> **Task statement**
Set down the lines from the one containing "Write the matplotlib code for this chart." to the one containing "keine_angabe = [0, 0, 0, 0, 0, 2.8]", both lines included, exactly as they stand and with no other lines.

> **Excerpted data**
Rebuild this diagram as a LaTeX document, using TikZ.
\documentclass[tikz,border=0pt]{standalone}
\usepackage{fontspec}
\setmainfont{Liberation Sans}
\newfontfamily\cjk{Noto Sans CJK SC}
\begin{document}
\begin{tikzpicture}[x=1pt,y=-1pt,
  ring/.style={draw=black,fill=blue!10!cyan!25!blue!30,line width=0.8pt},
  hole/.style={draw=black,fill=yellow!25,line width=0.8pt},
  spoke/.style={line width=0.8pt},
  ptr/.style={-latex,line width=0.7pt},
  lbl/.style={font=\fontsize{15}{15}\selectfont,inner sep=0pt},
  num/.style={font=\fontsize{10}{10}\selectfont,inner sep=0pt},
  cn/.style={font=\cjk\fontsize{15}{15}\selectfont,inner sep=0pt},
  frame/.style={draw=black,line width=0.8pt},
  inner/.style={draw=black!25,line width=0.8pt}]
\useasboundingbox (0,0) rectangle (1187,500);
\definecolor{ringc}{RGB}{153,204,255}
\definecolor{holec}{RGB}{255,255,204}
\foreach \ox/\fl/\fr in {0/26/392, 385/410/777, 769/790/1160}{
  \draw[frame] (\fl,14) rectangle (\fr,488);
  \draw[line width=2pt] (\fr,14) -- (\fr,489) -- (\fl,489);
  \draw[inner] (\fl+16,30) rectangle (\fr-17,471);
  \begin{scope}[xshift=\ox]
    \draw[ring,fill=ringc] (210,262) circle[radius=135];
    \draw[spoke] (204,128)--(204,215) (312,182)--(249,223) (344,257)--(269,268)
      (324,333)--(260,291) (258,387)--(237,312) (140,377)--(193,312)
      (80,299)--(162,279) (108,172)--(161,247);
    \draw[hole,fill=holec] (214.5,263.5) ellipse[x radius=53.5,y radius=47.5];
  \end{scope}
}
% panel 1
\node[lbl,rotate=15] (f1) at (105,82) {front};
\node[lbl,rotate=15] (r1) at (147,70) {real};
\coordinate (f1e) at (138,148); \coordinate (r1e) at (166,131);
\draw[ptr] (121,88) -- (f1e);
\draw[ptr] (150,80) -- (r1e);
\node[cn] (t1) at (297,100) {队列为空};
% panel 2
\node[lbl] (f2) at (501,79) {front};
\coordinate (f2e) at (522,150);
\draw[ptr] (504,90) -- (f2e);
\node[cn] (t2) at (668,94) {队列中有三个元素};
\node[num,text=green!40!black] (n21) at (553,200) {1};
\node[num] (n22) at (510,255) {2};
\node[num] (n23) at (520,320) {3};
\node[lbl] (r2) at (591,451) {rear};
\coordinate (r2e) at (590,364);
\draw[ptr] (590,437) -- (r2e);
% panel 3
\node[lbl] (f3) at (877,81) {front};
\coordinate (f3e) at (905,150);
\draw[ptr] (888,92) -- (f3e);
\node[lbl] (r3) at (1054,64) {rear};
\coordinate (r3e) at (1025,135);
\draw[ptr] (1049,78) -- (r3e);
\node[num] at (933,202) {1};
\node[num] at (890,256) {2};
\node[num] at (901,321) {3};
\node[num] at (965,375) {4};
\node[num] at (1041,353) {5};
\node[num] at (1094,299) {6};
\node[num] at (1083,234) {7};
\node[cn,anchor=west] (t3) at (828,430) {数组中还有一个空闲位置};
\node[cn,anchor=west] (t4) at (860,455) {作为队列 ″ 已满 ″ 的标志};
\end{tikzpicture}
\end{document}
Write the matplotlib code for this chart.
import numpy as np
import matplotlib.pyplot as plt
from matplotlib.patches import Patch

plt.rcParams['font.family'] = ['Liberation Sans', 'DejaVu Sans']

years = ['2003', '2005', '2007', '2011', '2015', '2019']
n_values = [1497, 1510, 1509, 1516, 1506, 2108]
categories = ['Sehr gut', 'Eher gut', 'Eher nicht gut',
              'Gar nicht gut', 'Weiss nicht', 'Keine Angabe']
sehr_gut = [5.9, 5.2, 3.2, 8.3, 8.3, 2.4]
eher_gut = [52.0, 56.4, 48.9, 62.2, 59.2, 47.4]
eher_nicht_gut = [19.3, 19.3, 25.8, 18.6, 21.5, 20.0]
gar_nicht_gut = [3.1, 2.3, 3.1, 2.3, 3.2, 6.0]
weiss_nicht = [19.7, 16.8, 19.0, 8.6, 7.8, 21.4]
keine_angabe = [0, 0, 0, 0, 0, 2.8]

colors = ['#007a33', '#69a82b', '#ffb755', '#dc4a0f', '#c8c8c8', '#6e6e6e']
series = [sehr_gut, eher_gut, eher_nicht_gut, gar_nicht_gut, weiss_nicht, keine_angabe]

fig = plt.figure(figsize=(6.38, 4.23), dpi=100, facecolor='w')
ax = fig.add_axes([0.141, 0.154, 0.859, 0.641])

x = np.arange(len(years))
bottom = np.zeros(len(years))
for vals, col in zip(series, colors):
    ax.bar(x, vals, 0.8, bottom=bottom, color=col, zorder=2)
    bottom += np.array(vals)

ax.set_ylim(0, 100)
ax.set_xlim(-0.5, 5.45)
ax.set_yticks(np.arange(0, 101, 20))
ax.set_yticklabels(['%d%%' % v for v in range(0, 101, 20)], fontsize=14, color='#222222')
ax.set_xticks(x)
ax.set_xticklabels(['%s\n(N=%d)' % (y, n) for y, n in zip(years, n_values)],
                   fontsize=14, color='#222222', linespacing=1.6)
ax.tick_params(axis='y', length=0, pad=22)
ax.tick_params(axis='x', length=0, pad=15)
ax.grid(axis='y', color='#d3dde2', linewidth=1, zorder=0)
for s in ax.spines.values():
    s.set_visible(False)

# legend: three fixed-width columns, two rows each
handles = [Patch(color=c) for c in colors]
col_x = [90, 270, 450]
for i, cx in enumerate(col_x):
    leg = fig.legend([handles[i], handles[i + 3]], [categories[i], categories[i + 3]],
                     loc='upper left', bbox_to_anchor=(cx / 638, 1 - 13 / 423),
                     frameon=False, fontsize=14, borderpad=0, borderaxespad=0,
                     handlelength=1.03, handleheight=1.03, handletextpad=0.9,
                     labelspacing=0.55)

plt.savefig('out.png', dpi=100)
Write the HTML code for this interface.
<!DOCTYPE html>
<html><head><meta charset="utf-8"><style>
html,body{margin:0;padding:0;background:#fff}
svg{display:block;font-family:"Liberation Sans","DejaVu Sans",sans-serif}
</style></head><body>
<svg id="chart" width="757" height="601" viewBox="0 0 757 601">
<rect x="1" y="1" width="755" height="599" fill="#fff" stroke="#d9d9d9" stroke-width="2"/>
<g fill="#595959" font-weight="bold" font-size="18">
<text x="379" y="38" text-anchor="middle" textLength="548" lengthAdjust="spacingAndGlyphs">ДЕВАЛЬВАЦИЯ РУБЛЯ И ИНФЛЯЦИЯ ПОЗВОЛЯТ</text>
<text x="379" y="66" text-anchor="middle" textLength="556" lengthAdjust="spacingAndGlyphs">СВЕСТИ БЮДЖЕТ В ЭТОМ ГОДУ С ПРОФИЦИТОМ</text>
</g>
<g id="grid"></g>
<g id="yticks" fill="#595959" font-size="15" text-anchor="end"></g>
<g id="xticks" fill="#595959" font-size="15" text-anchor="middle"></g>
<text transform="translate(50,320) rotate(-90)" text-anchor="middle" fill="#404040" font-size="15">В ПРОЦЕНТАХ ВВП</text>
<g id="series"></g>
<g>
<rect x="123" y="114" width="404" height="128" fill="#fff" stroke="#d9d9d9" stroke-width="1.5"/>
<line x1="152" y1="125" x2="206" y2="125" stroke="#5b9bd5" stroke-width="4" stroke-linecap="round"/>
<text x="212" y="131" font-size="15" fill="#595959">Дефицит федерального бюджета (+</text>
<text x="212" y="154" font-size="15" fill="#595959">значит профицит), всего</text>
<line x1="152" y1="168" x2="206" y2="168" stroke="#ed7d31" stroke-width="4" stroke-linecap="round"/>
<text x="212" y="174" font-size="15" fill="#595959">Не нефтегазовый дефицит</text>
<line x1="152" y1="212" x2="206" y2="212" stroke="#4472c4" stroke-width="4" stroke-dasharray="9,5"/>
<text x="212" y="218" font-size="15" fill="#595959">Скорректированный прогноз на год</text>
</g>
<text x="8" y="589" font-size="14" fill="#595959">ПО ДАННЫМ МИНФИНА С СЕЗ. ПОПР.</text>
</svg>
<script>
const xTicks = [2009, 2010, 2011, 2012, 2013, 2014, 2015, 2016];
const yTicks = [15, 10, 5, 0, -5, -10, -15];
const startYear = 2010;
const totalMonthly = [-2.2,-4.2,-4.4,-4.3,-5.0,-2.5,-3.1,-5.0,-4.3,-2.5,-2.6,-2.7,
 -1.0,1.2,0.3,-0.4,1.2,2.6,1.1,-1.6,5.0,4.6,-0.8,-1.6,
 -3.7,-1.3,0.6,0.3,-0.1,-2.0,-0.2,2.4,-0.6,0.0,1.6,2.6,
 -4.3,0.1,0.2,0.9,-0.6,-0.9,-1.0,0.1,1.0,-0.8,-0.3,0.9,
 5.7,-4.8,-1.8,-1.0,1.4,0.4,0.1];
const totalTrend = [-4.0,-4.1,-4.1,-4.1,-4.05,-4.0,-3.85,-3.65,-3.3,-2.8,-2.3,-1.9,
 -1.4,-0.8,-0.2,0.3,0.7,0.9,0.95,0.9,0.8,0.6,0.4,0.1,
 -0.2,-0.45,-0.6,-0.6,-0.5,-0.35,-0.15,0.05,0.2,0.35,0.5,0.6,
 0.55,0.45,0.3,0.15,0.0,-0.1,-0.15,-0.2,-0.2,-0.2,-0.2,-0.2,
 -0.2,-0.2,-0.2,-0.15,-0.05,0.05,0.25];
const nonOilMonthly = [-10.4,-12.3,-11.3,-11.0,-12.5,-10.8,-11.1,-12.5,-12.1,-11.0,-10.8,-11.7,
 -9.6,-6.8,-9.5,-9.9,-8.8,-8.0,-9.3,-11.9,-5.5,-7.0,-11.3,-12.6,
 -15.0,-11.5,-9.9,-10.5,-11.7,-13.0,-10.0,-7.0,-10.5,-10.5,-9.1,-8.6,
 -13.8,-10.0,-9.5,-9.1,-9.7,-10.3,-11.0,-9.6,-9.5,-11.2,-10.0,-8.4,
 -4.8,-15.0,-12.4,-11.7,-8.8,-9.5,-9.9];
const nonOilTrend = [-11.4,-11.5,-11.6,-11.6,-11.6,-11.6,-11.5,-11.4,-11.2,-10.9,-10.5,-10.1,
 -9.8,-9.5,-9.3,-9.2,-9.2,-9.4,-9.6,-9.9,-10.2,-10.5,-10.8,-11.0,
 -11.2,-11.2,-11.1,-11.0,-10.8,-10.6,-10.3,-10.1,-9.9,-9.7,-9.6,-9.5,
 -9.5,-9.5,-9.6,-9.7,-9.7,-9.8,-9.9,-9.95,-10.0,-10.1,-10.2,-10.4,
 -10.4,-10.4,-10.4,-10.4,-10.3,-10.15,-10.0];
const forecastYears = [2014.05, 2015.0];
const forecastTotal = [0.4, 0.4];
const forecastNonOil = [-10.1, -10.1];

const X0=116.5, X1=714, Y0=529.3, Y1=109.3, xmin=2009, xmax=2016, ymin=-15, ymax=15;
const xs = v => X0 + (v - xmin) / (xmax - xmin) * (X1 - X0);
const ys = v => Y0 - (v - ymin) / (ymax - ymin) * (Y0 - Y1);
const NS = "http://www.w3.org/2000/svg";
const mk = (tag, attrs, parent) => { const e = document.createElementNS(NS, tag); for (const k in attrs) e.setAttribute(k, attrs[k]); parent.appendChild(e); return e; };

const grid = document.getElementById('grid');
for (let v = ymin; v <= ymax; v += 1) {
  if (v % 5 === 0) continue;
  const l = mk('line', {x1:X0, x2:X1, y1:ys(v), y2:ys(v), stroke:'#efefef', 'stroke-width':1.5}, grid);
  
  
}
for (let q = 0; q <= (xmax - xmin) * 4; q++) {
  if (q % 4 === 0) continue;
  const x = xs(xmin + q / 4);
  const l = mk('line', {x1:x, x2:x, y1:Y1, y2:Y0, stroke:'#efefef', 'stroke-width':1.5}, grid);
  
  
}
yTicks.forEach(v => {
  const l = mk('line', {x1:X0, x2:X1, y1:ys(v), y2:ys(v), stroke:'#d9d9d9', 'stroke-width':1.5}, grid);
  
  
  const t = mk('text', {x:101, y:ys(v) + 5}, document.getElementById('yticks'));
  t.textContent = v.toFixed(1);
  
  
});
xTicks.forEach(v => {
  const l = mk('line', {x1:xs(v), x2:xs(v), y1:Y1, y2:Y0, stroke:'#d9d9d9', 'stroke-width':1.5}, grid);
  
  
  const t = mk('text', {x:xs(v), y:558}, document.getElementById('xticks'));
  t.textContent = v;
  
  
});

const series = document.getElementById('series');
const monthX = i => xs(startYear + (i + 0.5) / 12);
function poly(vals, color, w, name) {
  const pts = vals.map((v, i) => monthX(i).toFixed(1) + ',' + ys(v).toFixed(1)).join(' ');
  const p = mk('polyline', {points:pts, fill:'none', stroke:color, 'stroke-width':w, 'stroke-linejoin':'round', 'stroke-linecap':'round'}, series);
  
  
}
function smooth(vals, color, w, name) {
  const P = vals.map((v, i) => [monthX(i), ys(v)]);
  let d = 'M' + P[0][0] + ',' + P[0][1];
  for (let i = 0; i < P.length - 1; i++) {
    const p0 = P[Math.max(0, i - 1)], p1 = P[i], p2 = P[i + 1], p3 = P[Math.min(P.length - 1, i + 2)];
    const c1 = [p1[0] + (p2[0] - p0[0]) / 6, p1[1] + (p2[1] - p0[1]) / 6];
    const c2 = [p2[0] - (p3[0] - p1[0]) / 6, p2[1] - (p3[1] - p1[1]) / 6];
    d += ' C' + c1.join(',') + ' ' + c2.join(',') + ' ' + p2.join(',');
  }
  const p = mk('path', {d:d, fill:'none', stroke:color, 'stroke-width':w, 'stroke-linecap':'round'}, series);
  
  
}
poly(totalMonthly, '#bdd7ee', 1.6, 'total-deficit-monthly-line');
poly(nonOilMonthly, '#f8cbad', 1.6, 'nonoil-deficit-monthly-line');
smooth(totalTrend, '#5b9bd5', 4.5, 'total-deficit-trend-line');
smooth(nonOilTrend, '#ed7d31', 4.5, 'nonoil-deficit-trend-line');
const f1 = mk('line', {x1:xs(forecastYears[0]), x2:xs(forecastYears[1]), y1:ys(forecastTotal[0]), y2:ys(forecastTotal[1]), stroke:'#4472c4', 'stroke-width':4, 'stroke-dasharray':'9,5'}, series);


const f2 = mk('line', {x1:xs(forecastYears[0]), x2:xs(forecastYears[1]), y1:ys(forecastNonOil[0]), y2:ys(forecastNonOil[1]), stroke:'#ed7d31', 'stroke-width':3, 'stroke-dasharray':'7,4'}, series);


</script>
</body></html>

> **Answer**
Write the matplotlib code for this chart.
import numpy as np
import matplotlib.pyplot as plt
from matplotlib.patches import Patch

plt.rcParams['font.family'] = ['Liberation Sans', 'DejaVu Sans']

years = ['2003', '2005', '2007', '2011', '2015', '2019']
n_values = [1497, 1510, 1509, 1516, 1506, 2108]
categories = ['Sehr gut', 'Eher gut', 'Eher nicht gut',
              'Gar nicht gut', 'Weiss nicht', 'Keine Angabe']
sehr_gut = [5.9, 5.2, 3.2, 8.3, 8.3, 2.4]
eher_gut = [52.0, 56.4, 48.9, 62.2, 59.2, 47.4]
eher_nicht_gut = [19.3, 19.3, 25.8, 18.6, 21.5, 20.0]
gar_nicht_gut = [3.1, 2.3, 3.1, 2.3, 3.2, 6.0]
weiss_nicht = [19.7, 16.8, 19.0, 8.6, 7.8, 21.4]
keine_angabe = [0, 0, 0, 0, 0, 2.8]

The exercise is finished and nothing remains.